Advocate Days and Other Stories – Mark Thompson (Queermojo)


Buy it Now at Giovanni’s Room or at Amazon through The Dreamwalker Group.

Back when I was a young queerlet in college, my roommate/BFF/first lover and I used to get in his white Vega and drive from Boulder to Denver in search of casual sex and our monthly copies of The Advocate and After Dark. In my wildest dreams, I’d get my journalism degree, move to San Francisco and work for what I thought was the most important periodical in the world.


But I got sidetracked.


Mark Thompson didn’t, however, and we’re all the luckier for that. Thompson contributed some of the most important and thought-provoking features for The Advocate during its halcyon days. In his most recent book, he casts a fond but fair eye on those days as well as the print debacle that The Advocate eventually became. And when it comes to those dark recent days, he does not spare the rod. That’s what I liked most about the “Advocate Days” part of the book. Thompson and I share many of the same journalistic values – we both prefer substance over style and thinking instead of entertaining.
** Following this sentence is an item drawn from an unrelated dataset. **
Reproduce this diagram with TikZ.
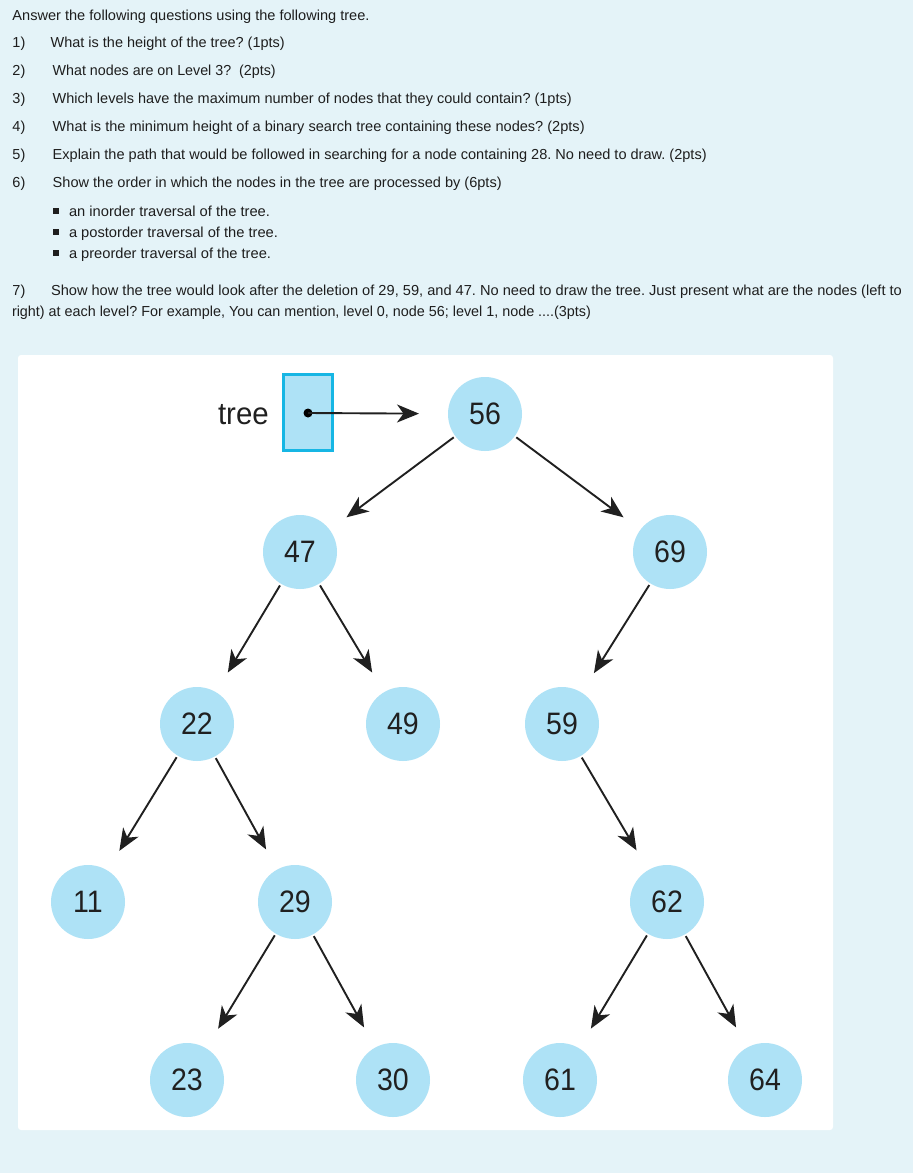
\documentclass[tikz,border=0pt]{standalone}
\usepackage{fontspec}
\setmainfont{Liberation Sans}
\usetikzlibrary{arrows.meta}
\definecolor{bg}{RGB}{228,243,248}
\definecolor{circ}{RGB}{174,226,246}
\definecolor{boxc}{RGB}{22,182,228}
\definecolor{ink}{RGB}{32,32,32}
\definecolor{txtc}{RGB}{30,30,30}
\newcommand{\fitw}[2]{\resizebox{#1}{\height}{#2}}
\frenchspacing
\begin{document}
\begin{tikzpicture}[x=1pt,y=-1pt,
  txt/.style={anchor=base west,inner sep=0pt,outer sep=0pt,text=txtc,font=\fontsize{14.5}{16}\selectfont},
  bnode/.style={circle,fill=circ,minimum size=74pt,inner sep=0pt,outer sep=0pt,text=ink,font=\fontsize{31}{31}\selectfont},
  arr/.style={draw=ink,line width=1.9pt,-{Stealth[length=22pt,width=18pt,inset=6.5pt]},shorten <=2pt,shorten >=23pt},
  bulletsq/.style={fill=txtc,minimum size=6.5pt,inner sep=0pt,outer sep=0pt}
]
\useasboundingbox[fill=bg] (0,0) rectangle (913,1173);

% question text
\node[txt] (q0) at (12.5,20) {\fitw{357pt}{Answer the following questions using the following tree.}};
\node[txt] (n1) at (12.5,47.5) {1)};
\node[txt] (q1) at (50.7,47.5) {\fitw{234pt}{What is the height of the tree? (1pts)}};
\node[txt] (n2) at (12.5,75.5) {2)};
\node[txt] (q2) at (52.7,75.5) {\fitw{223pt}{What nodes are on Level 3?\ \ (2pts)}};
\node[txt] (n3) at (12.5,103) {3)};
\node[txt] (q3) at (52.7,103) {\fitw{519pt}{Which levels have the maximum number of nodes that they could contain? (1pts)}};
\node[txt] (n4) at (12.5,131) {4)};
\node[txt] (q4) at (52.7,131) {\fitw{532pt}{What is the minimum height of a binary search tree containing these nodes? (2pts)}};
\node[txt] (n5) at (12.5,159) {5)};
\node[txt] (q5) at (52.7,159) {\fitw{654pt}{Explain the path that would be followed in searching for a node containing 28. No need to draw. (2pts)}};
\node[txt] (n6) at (12.5,187) {6)};
\node[txt] (q6) at (52.7,187) {\fitw{449pt}{Show the order in which the nodes in the tree are processed by (6pts)}};

\node[bulletsq] (b1) at (56,211) {};
\node[txt] (s1) at (69,216) {\fitw{201pt}{an inorder traversal of the tree.}};
\node[bulletsq] (b2) at (56,232) {};
\node[txt] (s2) at (69,237) {\fitw{209pt}{a postorder traversal of the tree.}};
\node[bulletsq] (b3) at (56,253) {};
\node[txt] (s3) at (69,258) {\fitw{202pt}{a preorder traversal of the tree.}};

\node[txt] (n7) at (12.5,295) {7)};
\node[txt] (q7) at (51,295) {\fitw{851pt}{Show how the tree would look after the deletion of 29, 59, and 47. No need to draw the tree. Just present what are the nodes (left to}};
\node[txt] (q7b) at (12,316) {\fitw{579pt}{right) at each level? For example, You can mention, level 0, node 56; level 1, node ....(3pts)}};

% white panel
\fill[white,rounded corners=3pt] (18,355) rectangle (833,1130);

% tree pointer
\node[draw=boxc,line width=3pt,fill=circ,minimum width=49pt,minimum height=76pt,inner sep=0pt] (box) at (308,412) {};
\node[circle,fill=black,minimum size=9pt,inner sep=0pt] (dot) at (308,413) {};
\node[anchor=base east,inner sep=0pt,text=ink,font=\fontsize{31}{31}\selectfont] (lbl) at (269,424) {\scalebox{0.95}[1]{tree}};

% nodes
\node[bnode] (v56) at (485,414) {\scalebox{0.92}[1]{56}};
\node[bnode] (v47) at (300,552) {\scalebox{0.92}[1]{47}};
\node[bnode] (v69) at (670,552) {\scalebox{0.92}[1]{69}};
\node[bnode] (v22) at (197,724) {\scalebox{0.92}[1]{22}};
\node[bnode] (v49) at (403,724) {\scalebox{0.92}[1]{49}};
\node[bnode] (v59) at (562,724) {\scalebox{0.92}[1]{59}};
\node[bnode] (v11) at (88,902) {\scalebox{0.92}[1]{11}};
\node[bnode] (v29) at (295,902) {\scalebox{0.92}[1]{29}};
\node[bnode] (v62) at (667,902) {\scalebox{0.92}[1]{62}};
\node[bnode] (v23) at (187,1080) {\scalebox{0.92}[1]{23}};
\node[bnode] (v30) at (393,1080) {\scalebox{0.92}[1]{30}};
\node[bnode] (v61) at (560,1080) {\scalebox{0.92}[1]{61}};
\node[bnode] (v64) at (765,1080) {\scalebox{0.92}[1]{64}};

% connectors
\draw[arr,shorten <=0pt,shorten >=29pt] (dot.center) -- (v56);
\draw[arr,shorten >=21pt] (v56) -- (v47);
\draw[arr,shorten >=21pt] (v56) -- (v69);
\draw[arr] (v47) -- (v22);
\draw[arr] (v47) -- (v49);
\draw[arr] (v69) -- (v59);
\draw[arr] (v22) -- (v11);
\draw[arr] (v22) -- (v29);
\draw[arr] (v59) -- (v62);
\draw[arr] (v29) -- (v23);
\draw[arr] (v29) -- (v30);
\draw[arr] (v62) -- (v61);
\draw[arr] (v62) -- (v64);
\end{tikzpicture}
\end{document}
Those values are also what carry the “Other Stories,” where Thompson presents portraits of such gay luminaries as Harry Hay, poet Paul Monette and the pioneering performance artist Ethyl Eichelberger as well as smaller, more finely painted cameos of men he knew working with AIDS organizations and others who moved him. These chapters are both heartfelt and heart-wise, strong and brimming with love. And he ends with a wonderful ode to his partner, Malcom Boyd, called “On Being a Preacher’s Wife.”


The only shortcoming I can possible think of for these miniatures is that they aren’t long enough. I could have read about Harry Hay, Ethyl Eichelberger and self-made shaman Fakir Musafar all night long. Thompson’s talent is such that he not only gives their accomplishments context but he also allows you to understand the commonalities that drove them all to make their individual marks.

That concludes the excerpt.